Understanding the potential impact, RECOFTC - The Center for People and Forests has taken a number of steps to mainstream FLR into its programmatic approach by considering all of FLR’s associated aspects. Besides organizing regional consultations that involved private sector actors in discussing FLR finance approaches in the ASEAN region, RECOFTC has also developed capacity support for an integrated FLR approach. RECOFTC realizes, however, that this is not enough and has recently sought out more effective means of implementing FLR. This is why the Center is about to initiate the ‘Production-Driven Forest Landscape Restoration through private sector-community partnership’, funded by the Federal Ministry for the Environment, Nature Conservation, and Nuclear Energy (BMU) of Germany, under the International Climate Initiative (IKI). The project will run for four years (May 2018-April 2022).

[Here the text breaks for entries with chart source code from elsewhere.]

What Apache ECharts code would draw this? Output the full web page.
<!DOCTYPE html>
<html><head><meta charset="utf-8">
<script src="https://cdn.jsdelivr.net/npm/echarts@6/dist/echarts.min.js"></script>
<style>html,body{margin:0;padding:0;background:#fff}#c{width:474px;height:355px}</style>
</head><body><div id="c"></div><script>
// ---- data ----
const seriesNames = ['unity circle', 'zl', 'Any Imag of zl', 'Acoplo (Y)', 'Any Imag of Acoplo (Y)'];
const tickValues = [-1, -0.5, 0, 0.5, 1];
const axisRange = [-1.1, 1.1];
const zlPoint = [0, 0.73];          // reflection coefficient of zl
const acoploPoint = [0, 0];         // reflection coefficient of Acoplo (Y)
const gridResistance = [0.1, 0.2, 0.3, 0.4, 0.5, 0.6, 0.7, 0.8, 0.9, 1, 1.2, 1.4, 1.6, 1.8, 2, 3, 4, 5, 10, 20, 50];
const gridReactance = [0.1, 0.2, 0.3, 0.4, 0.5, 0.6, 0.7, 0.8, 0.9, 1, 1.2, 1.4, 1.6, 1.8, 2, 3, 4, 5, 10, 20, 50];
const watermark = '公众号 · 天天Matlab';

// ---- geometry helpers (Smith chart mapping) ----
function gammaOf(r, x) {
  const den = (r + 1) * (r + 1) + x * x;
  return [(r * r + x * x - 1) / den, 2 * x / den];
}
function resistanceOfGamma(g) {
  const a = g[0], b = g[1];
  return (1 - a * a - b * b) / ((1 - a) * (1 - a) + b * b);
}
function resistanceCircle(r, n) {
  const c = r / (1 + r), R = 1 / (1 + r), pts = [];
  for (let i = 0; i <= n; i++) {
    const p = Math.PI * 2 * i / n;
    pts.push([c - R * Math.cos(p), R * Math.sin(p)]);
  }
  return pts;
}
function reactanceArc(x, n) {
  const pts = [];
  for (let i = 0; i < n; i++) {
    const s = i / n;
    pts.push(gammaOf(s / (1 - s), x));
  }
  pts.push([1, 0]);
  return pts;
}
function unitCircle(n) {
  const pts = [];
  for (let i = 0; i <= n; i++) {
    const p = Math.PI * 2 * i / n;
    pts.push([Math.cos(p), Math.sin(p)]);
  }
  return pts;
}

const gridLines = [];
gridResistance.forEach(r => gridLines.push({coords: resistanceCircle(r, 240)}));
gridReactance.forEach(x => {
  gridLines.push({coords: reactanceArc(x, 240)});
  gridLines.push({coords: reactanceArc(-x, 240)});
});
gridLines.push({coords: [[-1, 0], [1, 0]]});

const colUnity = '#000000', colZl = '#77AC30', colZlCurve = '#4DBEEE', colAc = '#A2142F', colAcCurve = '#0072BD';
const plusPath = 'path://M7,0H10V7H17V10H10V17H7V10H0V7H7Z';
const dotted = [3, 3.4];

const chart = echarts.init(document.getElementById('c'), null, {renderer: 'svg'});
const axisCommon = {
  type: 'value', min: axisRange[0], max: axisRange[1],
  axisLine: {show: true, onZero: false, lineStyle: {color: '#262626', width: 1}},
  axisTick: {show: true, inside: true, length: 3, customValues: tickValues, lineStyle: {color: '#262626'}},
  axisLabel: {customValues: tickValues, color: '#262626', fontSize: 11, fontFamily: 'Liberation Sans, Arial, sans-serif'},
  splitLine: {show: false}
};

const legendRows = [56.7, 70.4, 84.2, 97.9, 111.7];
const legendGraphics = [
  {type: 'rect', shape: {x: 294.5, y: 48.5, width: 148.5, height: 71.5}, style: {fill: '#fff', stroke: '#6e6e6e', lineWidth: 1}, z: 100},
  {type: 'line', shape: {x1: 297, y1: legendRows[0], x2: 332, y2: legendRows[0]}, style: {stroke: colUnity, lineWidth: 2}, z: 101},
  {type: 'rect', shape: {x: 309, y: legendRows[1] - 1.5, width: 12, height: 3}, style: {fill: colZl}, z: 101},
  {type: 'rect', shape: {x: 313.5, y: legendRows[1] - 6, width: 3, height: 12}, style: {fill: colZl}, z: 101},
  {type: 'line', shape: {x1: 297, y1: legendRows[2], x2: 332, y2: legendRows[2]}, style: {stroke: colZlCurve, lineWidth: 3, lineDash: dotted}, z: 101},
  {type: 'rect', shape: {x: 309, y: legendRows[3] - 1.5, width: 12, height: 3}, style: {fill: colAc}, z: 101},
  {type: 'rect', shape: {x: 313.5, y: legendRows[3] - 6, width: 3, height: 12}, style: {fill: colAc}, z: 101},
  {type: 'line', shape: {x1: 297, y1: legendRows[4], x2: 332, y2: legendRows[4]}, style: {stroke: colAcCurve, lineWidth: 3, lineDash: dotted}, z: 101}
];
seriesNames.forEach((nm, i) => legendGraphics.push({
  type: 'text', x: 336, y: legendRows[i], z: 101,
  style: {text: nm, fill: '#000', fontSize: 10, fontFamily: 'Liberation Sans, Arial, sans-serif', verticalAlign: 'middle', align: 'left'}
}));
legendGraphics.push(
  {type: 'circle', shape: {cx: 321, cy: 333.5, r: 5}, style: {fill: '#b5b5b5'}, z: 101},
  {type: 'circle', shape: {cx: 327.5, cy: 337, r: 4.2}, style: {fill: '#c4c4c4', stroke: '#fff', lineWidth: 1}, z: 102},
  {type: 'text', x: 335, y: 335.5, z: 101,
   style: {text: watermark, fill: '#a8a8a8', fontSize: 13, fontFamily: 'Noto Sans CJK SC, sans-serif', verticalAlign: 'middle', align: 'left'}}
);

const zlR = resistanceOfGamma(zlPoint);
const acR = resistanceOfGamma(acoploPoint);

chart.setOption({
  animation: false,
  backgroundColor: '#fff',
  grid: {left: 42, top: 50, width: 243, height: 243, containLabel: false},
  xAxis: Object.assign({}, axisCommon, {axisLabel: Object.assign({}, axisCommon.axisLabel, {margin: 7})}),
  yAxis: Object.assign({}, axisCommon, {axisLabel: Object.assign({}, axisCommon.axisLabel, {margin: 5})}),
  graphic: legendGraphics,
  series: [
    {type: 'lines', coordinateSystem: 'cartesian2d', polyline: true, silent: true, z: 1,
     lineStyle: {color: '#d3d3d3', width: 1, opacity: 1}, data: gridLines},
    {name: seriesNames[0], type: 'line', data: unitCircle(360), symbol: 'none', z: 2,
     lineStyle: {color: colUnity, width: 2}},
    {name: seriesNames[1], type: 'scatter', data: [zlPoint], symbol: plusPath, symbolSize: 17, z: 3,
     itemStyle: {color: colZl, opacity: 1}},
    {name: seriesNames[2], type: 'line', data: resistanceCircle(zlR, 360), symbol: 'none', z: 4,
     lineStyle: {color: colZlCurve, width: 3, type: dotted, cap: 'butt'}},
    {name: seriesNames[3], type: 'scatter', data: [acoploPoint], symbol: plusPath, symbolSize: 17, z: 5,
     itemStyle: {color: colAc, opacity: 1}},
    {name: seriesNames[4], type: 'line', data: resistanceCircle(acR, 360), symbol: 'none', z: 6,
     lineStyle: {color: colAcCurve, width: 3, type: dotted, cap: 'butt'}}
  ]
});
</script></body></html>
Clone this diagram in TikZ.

The overall goal of the project is to “Enhance climate change mitigation and adaptation potential of forests in Greater Mekong Subregion (GMS) countries through innovative and production-driven forest landscape restoration (FLR)”. The initiative, also termed as FLOURISH will address tenure rights and governance issues when striving for FLR. In so doing, the project will result in enhanced climate change mitigation, adaptation and biodiversity conservation in in selected forested landscapes in Lao PDR, Thailand and Viet Nam. FLOURISH is strategically aligned with national priorities and plans of the project focal countries, which will allow FLOURISH to continuously build on the experiences in the forest landscapes and stimulate for cross learning throughout all integrated actors in the GMS.

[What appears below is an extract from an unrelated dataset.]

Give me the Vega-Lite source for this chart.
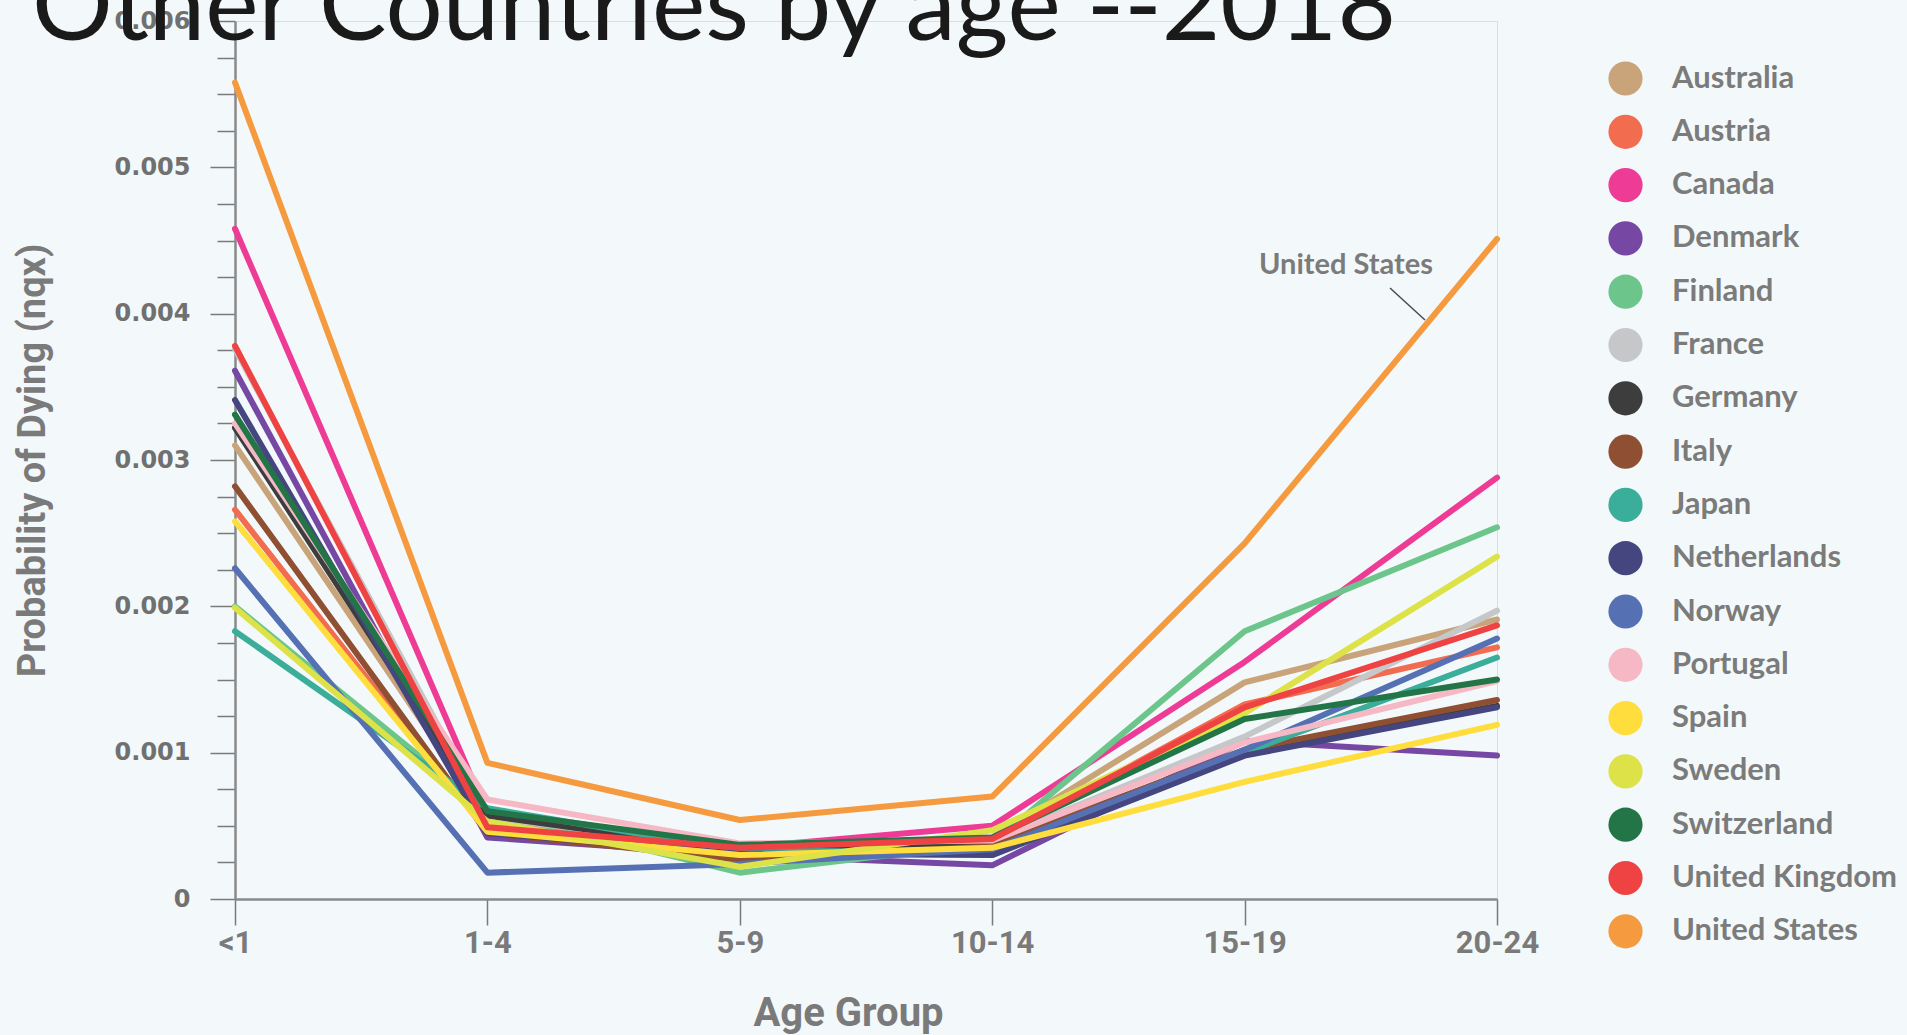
{
  "$schema": "https://vega.github.io/schema/vega-lite/v6.json",
  "width": 1262,
  "height": 878,
  "autosize": {"type": "none"},
  "padding": {"left": 235, "top": 21, "right": 410, "bottom": 136},
  "background": "#f3f9fa",
  "title": {
    "text": "Other Countries by age --2018",
    "anchor": "start",
    "frame": "group",
    "orient": "top",
    "font": "Lato",
    "fontSize": 101,
    "fontWeight": "normal",
    "color": "#1a1a1a",
    "baseline": "alphabetic",
    "offset": -132,
    "dx": -203
  },
  "data": {
    "values": [
      {"Country": "Australia", "<1": 0.00310, "1-4": 0.00055, "5-9": 0.00033, "10-14": 0.00042, "15-19": 0.00148, "20-24": 0.00191},
      {"Country": "Austria", "<1": 0.00266, "1-4": 0.00046, "5-9": 0.00031, "10-14": 0.00040, "15-19": 0.00133, "20-24": 0.00172},
      {"Country": "Canada", "<1": 0.00458, "1-4": 0.00058, "5-9": 0.00035, "10-14": 0.00050, "15-19": 0.00162, "20-24": 0.00288},
      {"Country": "Denmark", "<1": 0.00361, "1-4": 0.00042, "5-9": 0.00030, "10-14": 0.00023, "15-19": 0.00108, "20-24": 0.00098},
      {"Country": "Finland", "<1": 0.00200, "1-4": 0.00060, "5-9": 0.00018, "10-14": 0.00038, "15-19": 0.00183, "20-24": 0.00254},
      {"Country": "France", "<1": 0.00376, "1-4": 0.00056, "5-9": 0.00034, "10-14": 0.00040, "15-19": 0.00111, "20-24": 0.00197},
      {"Country": "Germany", "<1": 0.00322, "1-4": 0.00057, "5-9": 0.00033, "10-14": 0.00038, "15-19": 0.00100, "20-24": 0.00132},
      {"Country": "Italy", "<1": 0.00282, "1-4": 0.00045, "5-9": 0.00027, "10-14": 0.00036, "15-19": 0.00102, "20-24": 0.00136},
      {"Country": "Japan", "<1": 0.00183, "1-4": 0.00062, "5-9": 0.00033, "10-14": 0.00032, "15-19": 0.00100, "20-24": 0.00165},
      {"Country": "Netherlands", "<1": 0.00341, "1-4": 0.00045, "5-9": 0.00031, "10-14": 0.00030, "15-19": 0.00098, "20-24": 0.00131},
      {"Country": "Norway", "<1": 0.00226, "1-4": 0.00018, "5-9": 0.00024, "10-14": 0.00034, "15-19": 0.00102, "20-24": 0.00178},
      {"Country": "Portugal", "<1": 0.00325, "1-4": 0.00068, "5-9": 0.00038, "10-14": 0.00040, "15-19": 0.00107, "20-24": 0.00149},
      {"Country": "Spain", "<1": 0.00258, "1-4": 0.00046, "5-9": 0.00030, "10-14": 0.00035, "15-19": 0.00080, "20-24": 0.00119},
      {"Country": "Sweden", "<1": 0.00199, "1-4": 0.00053, "5-9": 0.00022, "10-14": 0.00047, "15-19": 0.00127, "20-24": 0.00234},
      {"Country": "Switzerland", "<1": 0.00331, "1-4": 0.00060, "5-9": 0.00037, "10-14": 0.00042, "15-19": 0.00123, "20-24": 0.00150},
      {"Country": "United Kingdom", "<1": 0.00378, "1-4": 0.00049, "5-9": 0.00035, "10-14": 0.00041, "15-19": 0.00131, "20-24": 0.00187},
      {"Country": "United States", "<1": 0.00558, "1-4": 0.00093, "5-9": 0.00054, "10-14": 0.00070, "15-19": 0.00243, "20-24": 0.00451}
    ]
  },
  "transform": [
    {"fold": ["<1", "1-4", "5-9", "10-14", "15-19", "20-24"], "as": ["Age Group", "Probability"]}
  ],
  "encoding": {
    "x": {
      "field": "Age Group",
      "type": "ordinal",
      "sort": ["<1", "1-4", "5-9", "10-14", "15-19", "20-24"],
      "scale": {"type": "point", "padding": 0},
      "axis": {
        "title": "Age Group",
        "labelAngle": 0,
        "domainColor": "#8a8a8a",
        "domainWidth": 2.5,
        "tickColor": "#7a7a7a",
        "tickWidth": 1.5,
        "tickSize": 26,
        "labelPadding": 3,
        "labelFont": "Roboto",
        "labelFontSize": 31,
        "labelFontWeight": "bold",
        "labelColor": "#7a7a7a",
        "titleFont": "Roboto",
        "titleFontSize": 40,
        "titleFontWeight": "bold",
        "titleColor": "#7a7a7a",
        "titlePadding": 35,
        "titleX": 613
      }
    },
    "y": {
      "field": "Probability",
      "type": "quantitative",
      "scale": {"domain": [0, 0.006], "nice": false, "zero": true},
      "axis": {
        "title": "Probability of Dying (nqx)",
        "values": [0, 0.00025, 0.0005, 0.00075, 0.001, 0.00125, 0.0015, 0.00175, 0.002, 0.00225, 0.0025, 0.00275, 0.003, 0.00325, 0.0035, 0.00375, 0.004, 0.00425, 0.0045, 0.00475, 0.005, 0.00525, 0.0055, 0.00575, 0.006],
        "labelExpr": "abs(datum.value*1000 - round(datum.value*1000)) < 0.01 ? (datum.value == 0 ? '0' : format(datum.value, '.3f')) : ''",
        "grid": false,
        "domainColor": "#8a8a8a",
        "domainWidth": 2.5,
        "tickColor": "#7a7a7a",
        "tickWidth": 1.5,
        "tickSize": {"condition": {"test": "abs(datum.value*1000 - round(datum.value*1000)) < 0.01", "value": 25}, "value": 18},
        "labelPadding": 20,
        "labelFont": "DejaVu Sans",
        "labelFontSize": 24,
        "labelFontWeight": "bold",
        "labelColor": "#707070",
        "labelOverlap": false,
        "titleFont": "Roboto",
        "titleFontSize": 38,
        "titleFontWeight": "bold",
        "titleColor": "#7a7a7a",
        "titlePadding": 62
      }
    }
  },
  "layer": [
    {
      "mark": {"type": "line", "strokeWidth": 6, "strokeCap": "round", "strokeJoin": "round"},
      "encoding": {
        "color": {
          "field": "Country",
          "type": "nominal",
          "scale": {
            "domain": ["Australia", "Austria", "Canada", "Denmark", "Finland", "France", "Germany", "Italy", "Japan", "Netherlands", "Norway", "Portugal", "Spain", "Sweden", "Switzerland", "United Kingdom", "United States"],
            "range": ["#c9a47a", "#f26c50", "#ee3b96", "#7648a4", "#6cc58b", "#c6c7c9", "#3d3d3d", "#8f4f32", "#3aae9a", "#45457f", "#5670b4", "#f5b8c4", "#fedd3d", "#dde249", "#237548", "#ef4242", "#f59a3f"]
          },
          "legend": {
            "title": null,
            "orient": "none",
            "legendX": 1373,
            "legendY": 40,
            "symbolType": "circle",
            "symbolSize": 1170,
            "rowPadding": 18.3,
            "labelOffset": 29,
            "labelFont": "Lato",
            "labelFontSize": 31,
            "labelFontWeight": "bold",
            "labelColor": "#7b7b7b",
            "labelLimit": 400,
            "encode": {
              "symbols": {
                "update": {
                  "fill": {"scale": "color", "field": "value"},
                  "fillOpacity": {"value": 1},
                  "strokeWidth": {"value": 0}
                }
              }
            }
          }
        },
        "order": {"value": null}
      }
    },
    {
      "transform": [{"filter": "datum.Country === 'United States' && datum['Age Group'] === '20-24'"}],
      "mark": {"type": "text", "text": "United States", "dx": -151, "dy": 26, "font": "Lato", "fontSize": 29, "fontWeight": "bold", "color": "#7b7b7b", "align": "center", "baseline": "middle"}
    },
    {
      "transform": [{"filter": "datum.Country === 'United States' && datum['Age Group'] === '20-24'"}],
      "mark": {"type": "rule", "color": "#4a4a4a", "strokeWidth": 1.5, "xOffset": -107, "x2Offset": -72, "yOffset": 49, "y2Offset": 81},
      "encoding": {
        "x2": {"field": "Age Group"},
        "y2": {"field": "Probability"}
      }
    }
  ]
}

In one of its pilots, which aims to mitigate the impacts of climate change, FLOURISH is considering to support processes aimed at replacing conventional cooking fuel (LPG and fossil fuel) with forest biomass-based pellets. This replacement strategy aims to increase carbon storage through permanent tree cover through the strengthening of bamboo and wood products value chains,providing the incentives for sustainably managing forests. In terms of climate change adaptation, FLOURISH seeks to reduce forest fires by engaging local landscape communities in increasing their efficiency in the harvesting and commercialization of timber and non-timber forest products through community-private sector partnerships. Biodiversity conservation will FLOURISH as well by applying the FLR-approach, aimed at ensuring habitat contiguity of critical conservation areas in the three landscapes.
Overall, what stands out in FLOURISH is that its success will come from sustained community-private sector partnerships, while simultaneously addressing climate change, biodiversity and livelihoods interests.
FLOURISH is managed by RECOFTC with support from the following implementing partners: the International Network of Bamboo and Rattan (INBAR) based in Beijing, the Institute of International Forestry and Forest Products of Technische University Dresden (TUD) and Nan Community College (NCC) based in Thailand.